The central scenario for 2026: positive growth under execution constraints
Macroeconomic prospects for 2026 point to a scenario of positive growth, supported by both public investment and an increased contribution from non-hydrocarbon sectors. This momentum, however, remains framed by several structural constraints. On one hand, fiscal policy continues to play a key driving role. The State maintains a high level of investment to support activity, employment and infrastructure. This orientation helps stabilize domestic demand and sustain sectors related to public works, industry and services. On the other hand, growth remains sensitive to project execution capacity, the management of financial balances and the external environment. The central issue for 2026 is therefore not only the level of growth, but its quality: its ability to generate productivity gains, strengthen the export base and reduce structural vulnerabilities.
Hydrocarbons: a central pillar and a persistent constraint
In 2026, the hydrocarbon sector remains the main determinant of Algeria’s macroeconomic balances. It continues to generate the bulk of foreign currency revenues and a significant share of budgetary resources. This reality provides the country with substantial financing capacity, while also maintaining strong exposure to international cycles. Investments in the energy sector aim to preserve and strengthen this capacity, while gradually integrating transition objectives. Nevertheless, dependence on hydrocarbons remains a structural vulnerability, particularly in the event of price reversals or tensions in global demand. For 2026, the challenge is twofold: securing the sector’s role as a short-term financial engine, while using the margins it provides to accelerate economic diversification. Balancing energy rents with productive transformation remains one of the core challenges of economic policy.
Economic diversification: visible progress, incomplete transformation
Signals of diversification outside hydrocarbons have strengthened in recent years, notably in industry, agriculture, certain service activities and non-energy exports. These developments provide an encouraging foundation for 2026. However, diversification is not measured solely by sectoral growth. It is also assessed by companies’ ability to gain competitiveness, export consistently, integrate into value chains and improve labor productivity. On these dimensions, transformation remains uneven. The year 2026 should therefore mark a shift from quantitative diversification to qualitative diversification. This implies strengthening the productive ecosystem, improving access to financing, enhancing logistics and upgrading industrial and commercial standards.

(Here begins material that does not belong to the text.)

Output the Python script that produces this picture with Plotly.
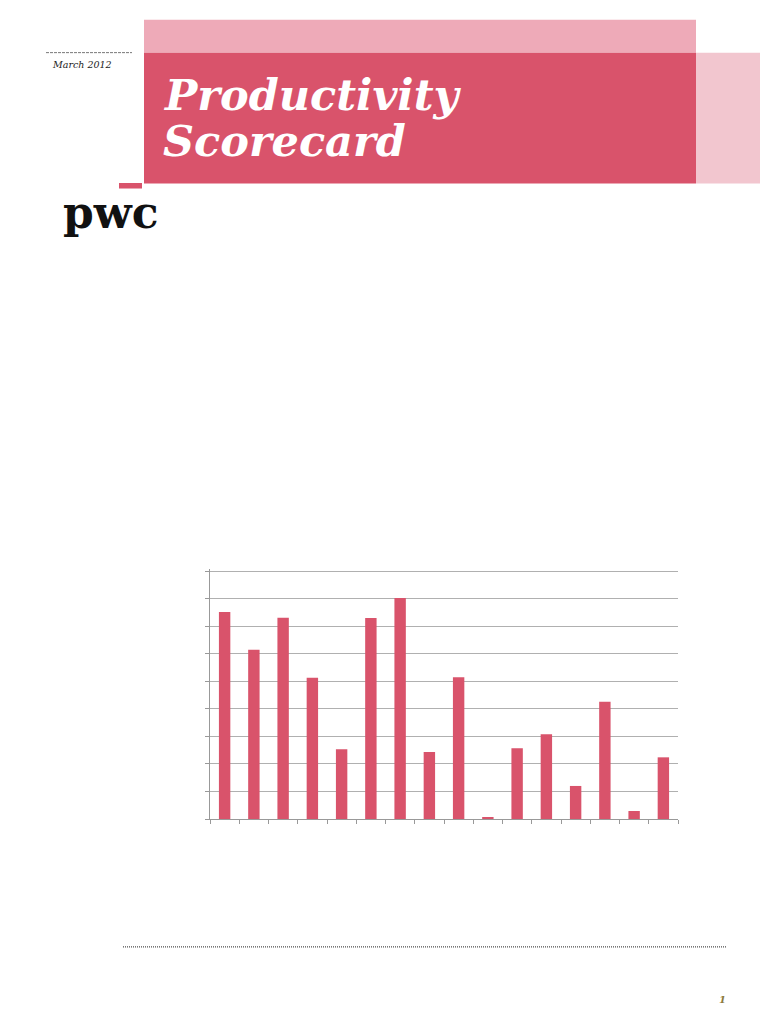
import plotly.graph_objects as go

# ---- data ----
categories = [str(i) for i in range(1, 17)]
values = [7.52, 6.15, 7.31, 5.13, 2.53, 7.30, 8.03, 2.43,
          5.15, 0.07, 2.57, 3.08, 1.20, 4.26, 0.29, 2.24]
y_max = 9
title_lines = ["Productivity", "Scorecard"]
date_text = "March 2012"
logo_text = "pwc"
page_text = "1"

OFF = 8  # page body margin
W, H = 768 - OFF, 1024 - OFF
TOP_PAD = 0.08  # extra headroom so the top gridline is drawn
L, R, B = 210, 678, 819
T = B - (B - 571) * (y_max + TOP_PAD) / y_max  # plot area in page pixels

def px(x):
    return (x - L) / (R - L)

def py(y):
    return (B - y) / (B - T)

BAR = "#D9536B"

fig = go.Figure(go.Bar(x=categories, y=values, marker=dict(color=BAR, line=dict(width=0))))

shapes = [
    dict(type="rect", xref="paper", yref="paper", x0=px(144), x1=px(696), y0=py(19), y1=py(52),
         fillcolor="#EEAAB8", line=dict(width=0), layer="below"),
    dict(type="rect", xref="paper", yref="paper", x0=px(144), x1=px(696), y0=py(52), y1=py(183),
         fillcolor="#D9536B", line=dict(width=0), layer="below"),
    dict(type="rect", xref="paper", yref="paper", x0=px(696), x1=px(770), y0=py(52), y1=py(183),
         fillcolor="#F2C6CF", line=dict(width=0), layer="below"),
    dict(type="rect", xref="paper", yref="paper", x0=px(119), x1=px(142), y0=py(182.5), y1=py(188),
         fillcolor="#D9536B", line=dict(width=0), layer="below"),
    dict(type="line", xref="paper", yref="paper", x0=px(46), x1=px(132), y0=py(52), y1=py(52),
         line=dict(color="#777777", width=1, dash="3px,1px")),
    dict(type="line", xref="paper", yref="paper", x0=px(123), x1=px(727), y0=py(947), y1=py(947),
         line=dict(color="#222222", width=1, dash="1px,1px")),
]

annotations = [
    dict(text=title_lines[0], x=px(161), y=py(94), xref="paper", yref="paper",
         xanchor="left", yanchor="middle", showarrow=False,
         font=dict(family="DejaVu Serif", size=43, color="white", weight="bold", style="italic")),
    dict(text=title_lines[1], x=px(161), y=py(140), xref="paper", yref="paper",
         xanchor="left", yanchor="middle", showarrow=False,
         font=dict(family="DejaVu Serif", size=43, color="white", weight="bold", style="italic")),
    dict(text=date_text, x=px(82), y=py(64), xref="paper", yref="paper",
         xanchor="center", yanchor="middle", showarrow=False,
         font=dict(family="DejaVu Serif", size=9.5, color="#222222", style="italic")),
    dict(text=logo_text, x=px(61), y=py(212), xref="paper", yref="paper",
         xanchor="left", yanchor="middle", showarrow=False,
         font=dict(family="DejaVu Serif", size=44, color="#111111", weight="bold")),
    dict(text=page_text, x=px(722), y=py(1000), xref="paper", yref="paper",
         xanchor="center", yanchor="middle", showarrow=False,
         font=dict(family="DejaVu Serif", size=10, color="#8C7A3C", weight="bold", style="italic")),
]

fig.update_layout(
    width=W, height=H,
    margin=dict(l=L - OFF, r=W - (R - OFF), t=T - OFF, b=H - (B - OFF), pad=0),
    paper_bgcolor="white", plot_bgcolor="white",
    bargap=0.61, showlegend=False,
    shapes=shapes, annotations=annotations,
    xaxis=dict(type="category", showticklabels=False, ticks="outside", ticklen=4,
               tickson="boundaries", tickcolor="#999999", showline=True, linecolor="#999999",
               linewidth=1, showgrid=False, zeroline=False),
    yaxis=dict(range=[0, y_max + TOP_PAD], dtick=1, showticklabels=False, ticks="outside", ticklen=4,
               tickcolor="#999999", showline=True, linecolor="#999999", linewidth=1,
               showgrid=True, gridcolor="#B0B0B0", gridwidth=1, zeroline=False),
)

fig.write_html("out.html", config={"displayModeBar": False})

Public action and Vision 2030: from ambition to execution
Vision 2030 provides the strategic reference framework for Algeria’s economic transformation. It emphasizes diversification, industrialization, non-hydrocarbon exports, administrative modernization and an improved business climate. In 2026, the main challenge lies in the operational translation of these orientations. Regulatory texts, incentive mechanisms and strategic announcements must materialize into simple, readable and predictable mechanisms for economic stakeholders. The State’s ability to prioritize, sequence reforms and strengthen coordination between institutions will be decisive. An effective Vision 2030 in 2026 is one that is measured by delivered projects, shortened timelines and increased confidence from national and international investors.

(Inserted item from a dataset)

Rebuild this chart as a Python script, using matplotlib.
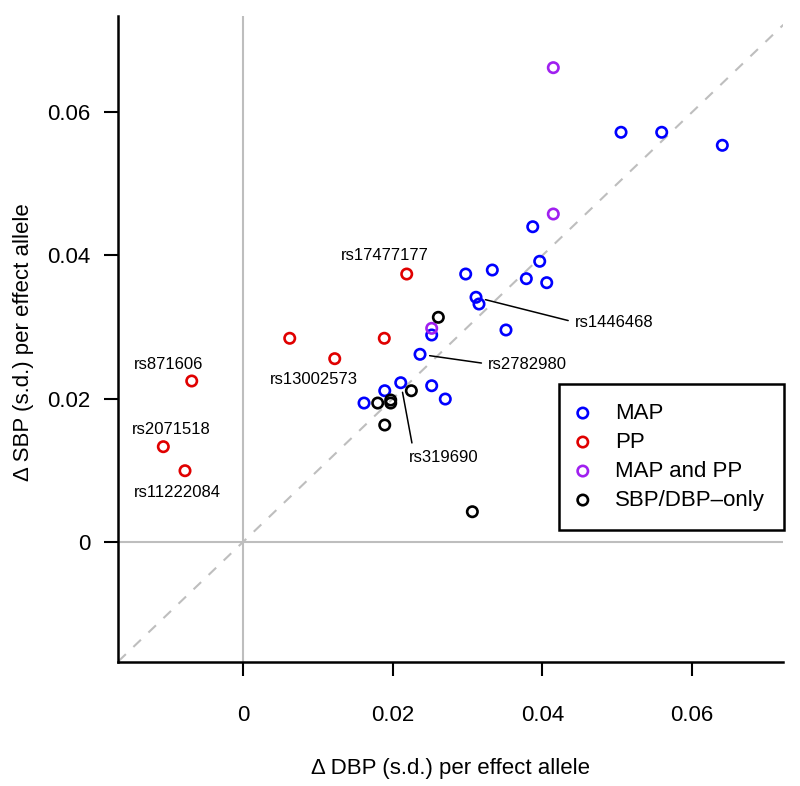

Potential growth-driving sectors by 2026
Energy and transition
The energy sector will continue to play a central role, not only as a source of revenue, but also as a lever for technological modernization and a gradual transition toward more sustainable models. Projects related to renewable energy and energy efficiency represent complementary growth potential.

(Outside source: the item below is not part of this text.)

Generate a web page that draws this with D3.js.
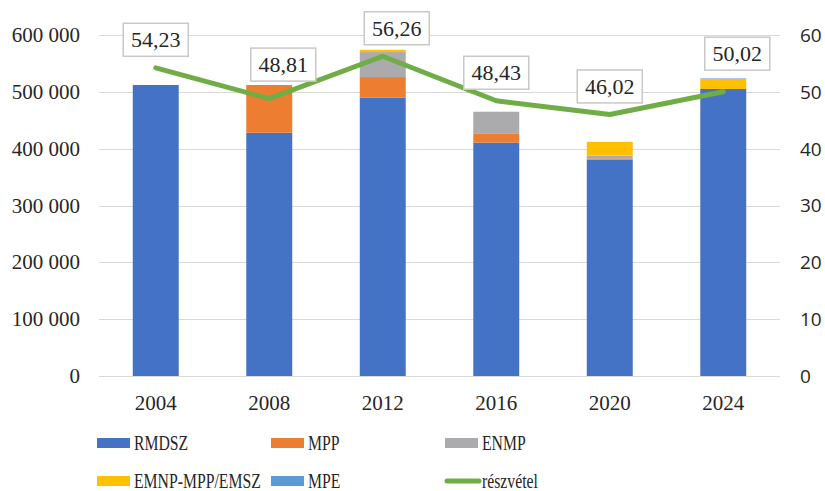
<!DOCTYPE html>
<html lang="hu">
<head>
<meta charset="utf-8">
<title>RMDSZ szavazatok</title>
<script src="https://cdn.jsdelivr.net/npm/d3@7"></script>
<style>
  body { margin: 0; background: white; }
  svg { display: block; }
  .serif { font-family: "Liberation Serif", "Times New Roman", serif; fill: #262626; }
  .sans { font-family: "Open Sans", "Noto Sans", sans-serif; fill: #262626; }
</style>
</head>
<body>
<svg id="chart" width="825" height="491"></svg>
<script>
// data
var years = ["2004", "2008", "2012", "2016", "2020", "2024"];
var rmdsz = [512000, 428000, 490000, 410500, 380500, 505000];
var mpp   = [0, 84000, 36000, 16500, 2500, 0];
var enmp  = [0, 0, 44000, 38000, 5000, 0];
var emnp  = [0, 0, 4000, 0, 24000, 17000];
var mpe   = [0, 0, 0, 0, 0, 1500];
var turnout = [54.23, 48.81, 56.26, 48.43, 46.02, 50.02];
var leftTicks = [0, 100000, 200000, 300000, 400000, 500000, 600000];
var rightTicks = [0, 10, 20, 30, 40, 50, 60];

var series = [
  {name: "RMDSZ", values: rmdsz, color: "#4472C4"},
  {name: "MPP", values: mpp, color: "#ED7D31"},
  {name: "ENMP", values: enmp, color: "#ABABAE"},
  {name: "EMNP-MPP/EMSZ", values: emnp, color: "#FFC000"},
  {name: "MPE", values: mpe, color: "#5B9BD5"}
];

// label nudges (excel labels were dragged by hand)
var labelDx = [0, 14, 14, 0, 0, 14];
var labelDy = [0, -6, 0, 0, 0, -10];

var svg = d3.select("#chart");
var plotLeft = 99, plotRight = 780, plotTop = 35, plotBottom = 376;

var x = d3.scaleBand().domain(years).range([plotLeft, plotRight])
  .paddingInner(0.595).paddingOuter(0.2975);
var y = d3.scaleLinear().domain([0, 600000]).range([plotBottom, plotTop]);
var y2 = d3.scaleLinear().domain([0, 60]).range([plotBottom, plotTop]);

// gridlines
svg.append("g").selectAll("line").data(leftTicks).enter().append("line")
  .attr("x1", plotLeft).attr("x2", plotRight)
  .attr("y1", function(d) { return Math.round(y(d)) + 0.5; })
  .attr("y2", function(d) { return Math.round(y(d)) + 0.5; })
  .attr("stroke", "#D9D9D9").attr("stroke-width", 1);

// left axis labels
svg.append("g").selectAll("text").data(leftTicks).enter().append("text")
  .attr("class", "serif")
  .attr("x", 80).attr("y", function(d) { return y(d); })
  .attr("dy", "0.34em")
  .attr("text-anchor", "end")
  .style("font-size", "21px")
  .text(function(d) { return d === 0 ? "0" : d3.format(",")(d).replace(/,/g, " "); });

// right axis labels
svg.append("g").selectAll("text").data(rightTicks).enter().append("text")
  .attr("class", "sans")
  .attr("x", 800).attr("y", function(d) { return y2(d); })
  .attr("dy", "0.36em")
  .style("font-size", "19px")
  .text(function(d) { return d; });

// x labels
svg.append("g").selectAll("text").data(years).enter().append("text")
  .attr("class", "serif")
  .attr("x", function(d) { return x(d) + x.bandwidth() / 2; })
  .attr("y", 410)
  .attr("text-anchor", "middle")
  .style("font-size", "21px")
  .text(function(d) { return d; });

// stacked bars
var table = years.map(function(yr, i) {
  var row = {year: yr};
  series.forEach(function(s) { row[s.name] = s.values[i]; });
  return row;
});
var stack = d3.stack().keys(series.map(function(s) { return s.name; }))(table);

svg.append("g").selectAll("g").data(stack).enter().append("g")
  .attr("fill", function(d, i) { return series[i].color; })
  .selectAll("rect").data(function(d) { return d; }).enter().append("rect")
  .attr("x", function(d) { return x(d.data.year); })
  .attr("width", x.bandwidth())
  .attr("y", function(d) { return y(d[1]); })
  .attr("height", function(d) { return y(d[0]) - y(d[1]); });

// turnout line
var line = d3.line()
  .x(function(d, i) { return x(years[i]) + x.bandwidth() / 2; })
  .y(function(d) { return y2(d); });

svg.append("path").datum(turnout)
  .attr("d", line)
  .attr("fill", "none")
  .attr("stroke", "#70AD47")
  .attr("stroke-width", 5)
  .attr("stroke-linejoin", "round")
  .attr("stroke-linecap", "round");

// data labels in boxes
var labels = svg.append("g").selectAll("g").data(turnout).enter().append("g")
  .attr("transform", function(d, i) {
    var cx = x(years[i]) + x.bandwidth() / 2 + labelDx[i];
    var cy = y2(d) - 28 + labelDy[i];
    return "translate(" + cx + "," + cy + ")";
  });
labels.append("rect")
  .attr("x", -32.5).attr("y", -16.5).attr("width", 65).attr("height", 33)
  .attr("fill", "white").attr("stroke", "#C8C8C8").attr("stroke-width", 1.5);
labels.append("text")
  .attr("class", "serif")
  .attr("text-anchor", "middle")
  .attr("dy", "0.35em")
  .style("font-size", "22px")
  .text(function(d) { return d3.format(".2f")(d).replace(".", ","); });

// legend
var legendItems = series.map(function(s) { return {name: s.name, color: s.color, type: "rect"}; });
legendItems.push({name: "részvétel", color: "#70AD47", type: "line"});
var legendX = [97, 271, 445];
var legendY = [443, 481];

var leg = svg.append("g").selectAll("g").data(legendItems).enter().append("g")
  .attr("transform", function(d, i) {
    return "translate(" + legendX[i % 3] + "," + legendY[Math.floor(i / 3)] + ")";
  });
leg.filter(function(d) { return d.type === "rect"; }).append("rect")
  .attr("x", 0).attr("y", -5).attr("width", 33).attr("height", 10)
  .attr("fill", function(d) { return d.color; });
leg.filter(function(d) { return d.type === "line"; }).append("line")
  .attr("x1", 2).attr("x2", 34).attr("y1", 0).attr("y2", 0)
  .attr("stroke", function(d) { return d.color; })
  .attr("stroke-width", 5).attr("stroke-linecap", "round");
leg.append("text")
  .attr("class", "serif")
  .attr("transform", "translate(37,0) scale(0.75,1)")
  .attr("dy", "0.35em")
  .style("font-size", "21px")
  .text(function(d) { return d.name; });
</script>
</body>
</html>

Industry and transformation
Manufacturing industry appears as one of the most structuring levers for 2026. It enables local value creation, reduces imports and develops export capacities. Its development, however, depends on the regulatory environment, availability of inputs and logistics competitiveness.
Agriculture and food security
Agriculture remains strategic in a context of climate pressure and volatility in international markets. Investments in irrigation, processing and agricultural logistics can strengthen economic and social resilience.
Risks and vulnerabilities to monitor
Despite generally favorable prospects, several risks must be considered for 2026. Energy market volatility remains a major source of uncertainty. Added to this are risks related to reform execution, administrative capacity and public policy coordination. Climate and water-related challenges also represent growing constraints, with direct impacts on agriculture, infrastructure and public finances. These dimensions require a more systematic integration of climate risk into economic decision-making.
Algeria’s economic outlook for 2026 is characterized by cautious but real growth momentum. The country possesses significant strengths: energy resources, public investment capacity, industrial potential and a clear strategic ambition toward 2030. However, 2026 will above all be a test of execution. Success will depend on the ability to translate strategic orientations into concrete results, strengthen productivity and consolidate the foundations of an economy less dependent on hydrocarbons. In this sense, 2026 will not only be a year of growth, but a year of validation of the path toward a more sustainable and resilient economic model.